Comprehensive Analysis
The analysis of WESCO's future growth potential consistently uses a forward-looking window through fiscal year 2028 (FY2028) to assess long-term trends for the company and its peers. All forward-looking figures are based on analyst consensus estimates unless otherwise specified. According to analyst consensus, WESCO is projected to achieve a Revenue CAGR of approximately +3% to +5% through FY2028. Due to operating leverage, cost synergies from the Anixter integration, and debt reduction, its EPS CAGR is expected to be higher, in the +6% to +9% range (consensus) over the same period. These projections assume a stable macroeconomic environment without a severe recession, which is a key variable for a business tied to industrial and construction capital spending. The company's own long-term financial targets often align with these figures, focusing on GDP-plus revenue growth and margin expansion.

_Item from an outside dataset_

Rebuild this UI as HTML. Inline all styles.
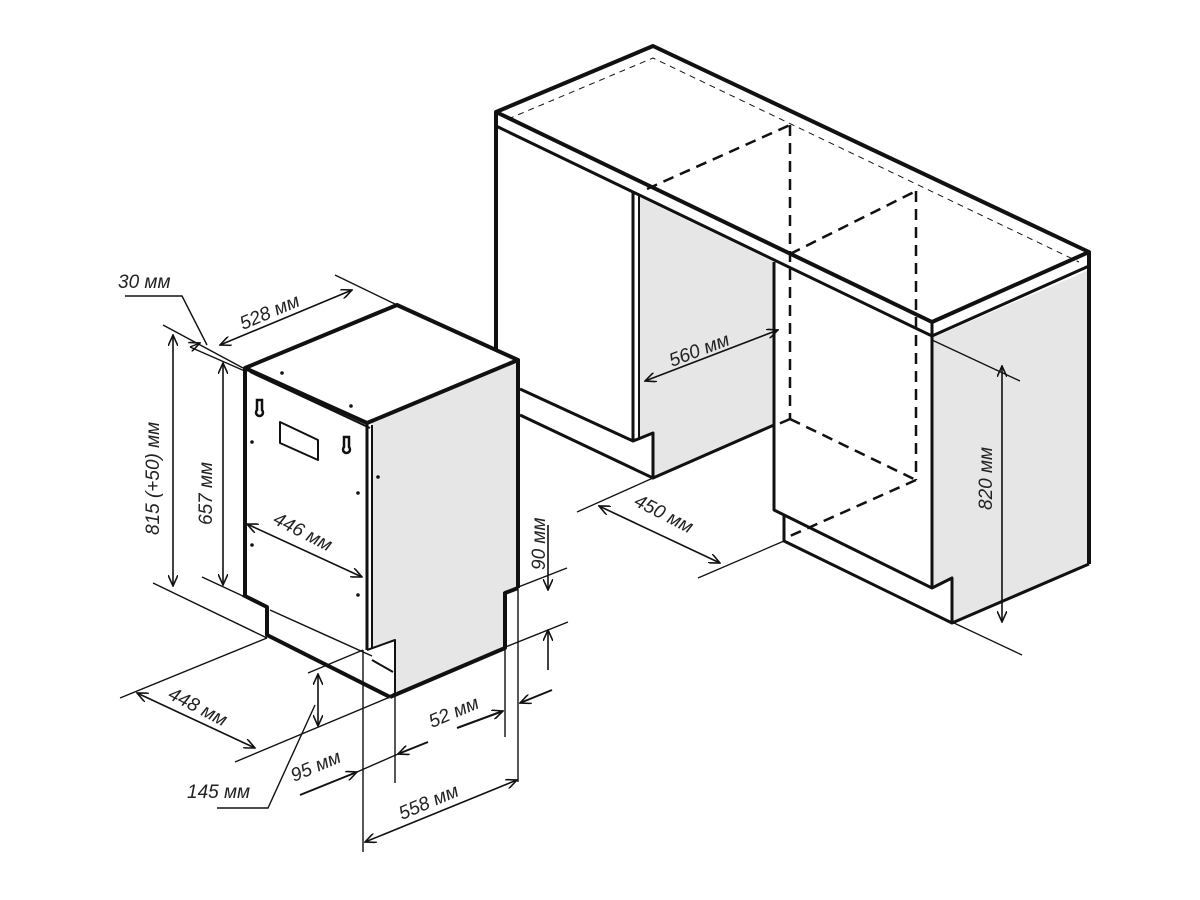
<!DOCTYPE html>
<html><head><meta charset="utf-8"><style>
html,body{margin:0;padding:0;background:#fff}
svg{display:block}
text{font-family:"Liberation Sans",sans-serif;font-size:19px;fill:#222;font-style:italic}
</style></head><body>
<svg width="1200" height="900" viewBox="0 0 1200 900" xmlns="http://www.w3.org/2000/svg">
<defs>
<marker id="a" viewBox="0 0 12 10" refX="11" refY="5" markerWidth="12" markerHeight="10" markerUnits="userSpaceOnUse" orient="auto-start-reverse">
<path d="M0,0 L11,5 L0,10" fill="none" stroke="#111" stroke-width="1.6"/>
</marker>
</defs>
<rect width="1200" height="900" fill="#fff"/>

<!-- ===== CABINET ===== -->
<g stroke="#111" stroke-linejoin="round" fill="none">
<polygon points="639,197 774,262 774,425 653,478 653,433 639,440" fill="#e6e6e6" stroke="none"/>
<polygon points="932,338 1089,270 1089,564 952,623 952,578 932,588" fill="#e6e6e6" stroke="none"/>
<polygon points="496,112 653,46 1089,252 932,322" fill="#fff" stroke-width="4"/>
<polyline points="496,126 932,336 1089,266" stroke-width="3"/>
<line x1="932" y1="322" x2="932" y2="588" stroke-width="3"/>
<line x1="1089" y1="252" x2="1089" y2="564" stroke-width="4"/>
<polyline points="508,119 653,58 1079,262" stroke-width="1" stroke-dasharray="6,5"/>
<line x1="496" y1="112" x2="496" y2="358" stroke-width="4"/>
<polyline points="520,389 633,441 633,191" stroke-width="3"/>
<line x1="639" y1="195" x2="639" y2="440" stroke-width="2"/>
<polyline points="520,415 653,478 653,433 633,441" stroke-width="3"/>
<line x1="653" y1="478" x2="774" y2="425" stroke-width="3"/>
<polyline points="774,262 774,510 932,588 952,578 952,623 1089,564" stroke-width="3"/>
<polyline points="784,516 784,541 952,623" stroke-width="3"/>
<g stroke-width="2.5" stroke-dasharray="11,7">
<line x1="647" y1="189" x2="790" y2="125"/>
<line x1="790" y1="125" x2="790" y2="419"/>
<line x1="790" y1="254" x2="916" y2="191"/>
<line x1="916" y1="191" x2="916" y2="480"/>
<line x1="790" y1="419" x2="916" y2="480"/>
<line x1="916" y1="480" x2="790" y2="536"/>
<line x1="790" y1="419" x2="774" y2="426"/>
</g>
<line x1="645" y1="381" x2="778" y2="330" stroke-width="1.6" marker-start="url(#a)" marker-end="url(#a)"/>
<line x1="577" y1="512" x2="653" y2="478" stroke-width="1.3"/>
<line x1="698" y1="578" x2="784" y2="541" stroke-width="1.3"/>
<line x1="599" y1="506" x2="720" y2="563" stroke-width="1.6" marker-start="url(#a)" marker-end="url(#a)"/>
<line x1="932" y1="340" x2="1020" y2="381" stroke-width="1.3"/>
<line x1="954" y1="623" x2="1022" y2="655" stroke-width="1.3"/>
<line x1="1002" y1="366" x2="1002" y2="622" stroke-width="1.6" marker-start="url(#a)" marker-end="url(#a)"/>
</g>
<text transform="translate(672,367) rotate(-21)">560 мм</text>
<text transform="translate(633,505) rotate(27)">450 мм</text>
<text transform="translate(992,510) rotate(-90)">820 мм</text>

<!-- ===== DISHWASHER ===== -->
<g stroke="#111" stroke-linejoin="round" fill="none">
<polygon points="372,423 518,360 518,588 505,593 505,648 390,697 395,693 395,640 372,647" fill="#e6e6e6" stroke="none"/>
<polygon points="245,368 397,305 518,360 367,423" fill="#fff" stroke-width="4"/>
<line x1="250" y1="372" x2="370" y2="428" stroke-width="2"/>
<line x1="245" y1="368" x2="245" y2="595" stroke-width="4"/>
<line x1="367" y1="423" x2="367" y2="650" stroke-width="3"/>
<line x1="372" y1="425" x2="372" y2="648" stroke-width="2"/>
<line x1="518" y1="360" x2="518" y2="588" stroke-width="4"/>
<polyline points="518,588 505,593 505,648 390,697" stroke-width="4"/>
<polyline points="243,595 267,607 267,635 390,697" stroke-width="4"/>
<line x1="270" y1="610" x2="372" y2="656" stroke-width="1.5"/>
<polyline points="367,650 395,640 395,693 390,697" stroke-width="2"/>
<line x1="372" y1="660" x2="393" y2="672" stroke-width="2"/>
<polygon points="280,422 318,440 318,460 280,443" stroke-width="2"/>
</g>
<g fill="#111">
<circle cx="282" cy="373" r="1.8"/><circle cx="351" cy="406" r="1.8"/>
<circle cx="252" cy="442" r="1.8"/><circle cx="252" cy="545" r="1.8"/>
<circle cx="358" cy="493" r="1.8"/><circle cx="358" cy="595" r="1.8"/>
<circle cx="378" cy="477" r="1.8"/>
</g>
<g fill="#fff" stroke="#111" stroke-width="2.5">
<path d="M257,400 L257,410 A3.5,3.5 0 1 0 262,410 L262,400 Z"/>
<path d="M344,437 L344,447 A3.5,3.5 0 1 0 349,447 L349,437 Z"/>
</g>

<g stroke="#111" stroke-width="1.4" fill="none">
<polyline points="125,296 182,296 207,345"/>
<line x1="190" y1="347" x2="200" y2="343" marker-end="url(#a)"/>
<line x1="163" y1="325" x2="243" y2="368"/>
<line x1="190" y1="347" x2="247" y2="372"/>
<line x1="335" y1="275" x2="397" y2="305"/>
<line x1="220" y1="345" x2="352" y2="290" stroke-width="1.6" marker-start="url(#a)" marker-end="url(#a)"/>
<line x1="173" y1="335" x2="173" y2="586" stroke-width="1.6" marker-start="url(#a)" marker-end="url(#a)"/>
<line x1="153" y1="583" x2="267" y2="638"/>
<line x1="223" y1="363" x2="223" y2="585" stroke-width="1.6" marker-start="url(#a)" marker-end="url(#a)"/>
<line x1="202" y1="577" x2="245" y2="597"/>
<line x1="247" y1="524" x2="362" y2="577" stroke-width="1.6" marker-start="url(#a)" marker-end="url(#a)"/>
<line x1="503" y1="593" x2="567" y2="568"/>
<line x1="503" y1="648" x2="568" y2="622"/>
<line x1="548" y1="525" x2="548" y2="590" stroke-width="1.6" marker-end="url(#a)"/>
<line x1="548" y1="670" x2="548" y2="630" stroke-width="1.6" marker-end="url(#a)"/>
<line x1="120" y1="698" x2="267" y2="638"/>
<line x1="235" y1="762" x2="390" y2="697"/>
<line x1="137" y1="693" x2="255" y2="748" stroke-width="1.6" marker-start="url(#a)" marker-end="url(#a)"/>
<line x1="308" y1="673" x2="363" y2="650"/>
<line x1="318" y1="674" x2="318" y2="726" stroke-width="1.6" marker-start="url(#a)" marker-end="url(#a)"/>
<polyline points="217,808 268,808 315,705"/>
<line x1="363" y1="650" x2="363" y2="852"/>
<line x1="395" y1="697" x2="395" y2="783"/>
<line x1="505" y1="648" x2="505" y2="737"/>
<line x1="518" y1="588" x2="518" y2="782"/>
<line x1="300" y1="795" x2="357" y2="772" stroke-width="2" marker-end="url(#a)"/>
<line x1="428" y1="742" x2="398" y2="754" stroke-width="2" marker-end="url(#a)"/>
<line x1="357" y1="772" x2="398" y2="754"/>
<line x1="457" y1="728" x2="503" y2="711" stroke-width="2" marker-end="url(#a)"/>
<line x1="552" y1="690" x2="520" y2="703" stroke-width="2" marker-end="url(#a)"/>
<line x1="365" y1="842" x2="517" y2="780" stroke-width="1.6" marker-start="url(#a)" marker-end="url(#a)"/>
</g>
<text x="118" y="288">30 мм</text>
<text transform="translate(243,330) rotate(-23)">528 мм</text>
<text transform="translate(159,535) rotate(-90)">815 (+50) мм</text>
<text transform="translate(212,525) rotate(-90)">657 мм</text>
<text transform="translate(272,523) rotate(27)">446 мм</text>
<text transform="translate(545,570) rotate(-90)">90 мм</text>
<text transform="translate(167,698) rotate(27)">448 мм</text>
<text x="187" y="798">145 мм</text>
<text transform="translate(294,782) rotate(-23)">95 мм</text>
<text transform="translate(432,728) rotate(-23)">52 мм</text>
<text transform="translate(402,820) rotate(-23)">558 мм</text>
</svg>
</body></html>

The primary growth drivers for WESCO are rooted in major, long-term capital investment cycles. The global push for electrification—including renewable energy projects, electric vehicle charging infrastructure, and upgrades to an aging power grid—is a direct tailwind for its core electrical supply business. Furthermore, the exponential growth in data consumption fuels the construction of data centers and the expansion of 5G and broadband networks, directly benefiting its communications and security division. A third driver is the trend toward industrial automation and reshoring of manufacturing, which increases demand for WESCO's broad range of MRO and operational technology products. Finally, the company has a significant opportunity to drive growth through cross-selling, offering legacy Anixter products (like networking and security) to legacy WESCO customers (like industrial contractors) and vice versa, which peers with narrower product portfolios cannot replicate.
Compared to its peers, WESCO's growth profile is unique but carries higher risk. Competitors like Grainger (GWW) and Fastenal (FAST) have more predictable, though potentially slower, growth paths focused on gaining share in the MRO market through superior digital platforms and on-site service models, respectively. They also boast much higher profit margins and stronger balance sheets. WESCO's growth is tied to larger, more cyclical projects. The key opportunity is leveraging its unmatched portfolio to win these complex projects. The primary risk is execution; if a cyclical downturn occurs before the company significantly reduces its debt (currently at ~2.9x net debt/EBITDA), its financial flexibility would be constrained, potentially hindering its ability to invest in growth and return capital to shareholders.
In the near term, over the next 1 year (FY2025), analyst consensus projects modest Revenue growth of +2% to +4%, as some industrial markets normalize, with EPS growth of +5% to +7% driven by cost controls and lower interest expense. Over the next 3 years (through FY2027), the outlook improves with a consensus Revenue CAGR of +3% to +5%, as larger infrastructure projects gain momentum. The single most sensitive variable is non-residential construction spending; a 5% slowdown in this end market could reduce near-term revenue growth to flat and erase most EPS growth. Key assumptions for this outlook include: 1) Federal spending from the Infrastructure Investment and Jobs Act (IIJA) continues to fund projects, 2) Data center construction remains robust, and 3) Interest rates stabilize, supporting new construction. A bear case (recession) could see revenue decline -3% in the next year, while a bull case (strong project acceleration) could see growth exceed +7%.
Over the long term, WESCO's prospects appear moderate to strong. The 5-year (through FY2029) consensus Revenue CAGR is approximately +4%, and a model-based 10-year (through FY2034) Revenue CAGR could be in the +3.5% range, slightly ahead of projected nominal GDP growth. This sustained growth is predicated on the long-duration 'electrification of everything' trend. Key drivers include the multi-decade process of upgrading the energy grid and the continued buildout of digital infrastructure to support technologies like AI. The key long-term sensitivity is the pace of technological change; if a disruptive sales channel emerges or if WESCO fails to maintain technical expertise in new energy or data technologies, its growth rate could falter. A 100 basis point improvement in long-term gross margin through efficiency could boost the 10-year EPS CAGR from ~6% to ~8%. Long-term assumptions include: 1) No major disruption to the distributor model, 2) Continued global investment in green energy, and 3) The company successfully deleverages its balance sheet. A long-term bull case envisions a Revenue CAGR of +5% as WESCO becomes the undisputed leader in integrated electrical and data solutions, while a bear case sees it struggling to outpace GDP growth of +2-3%.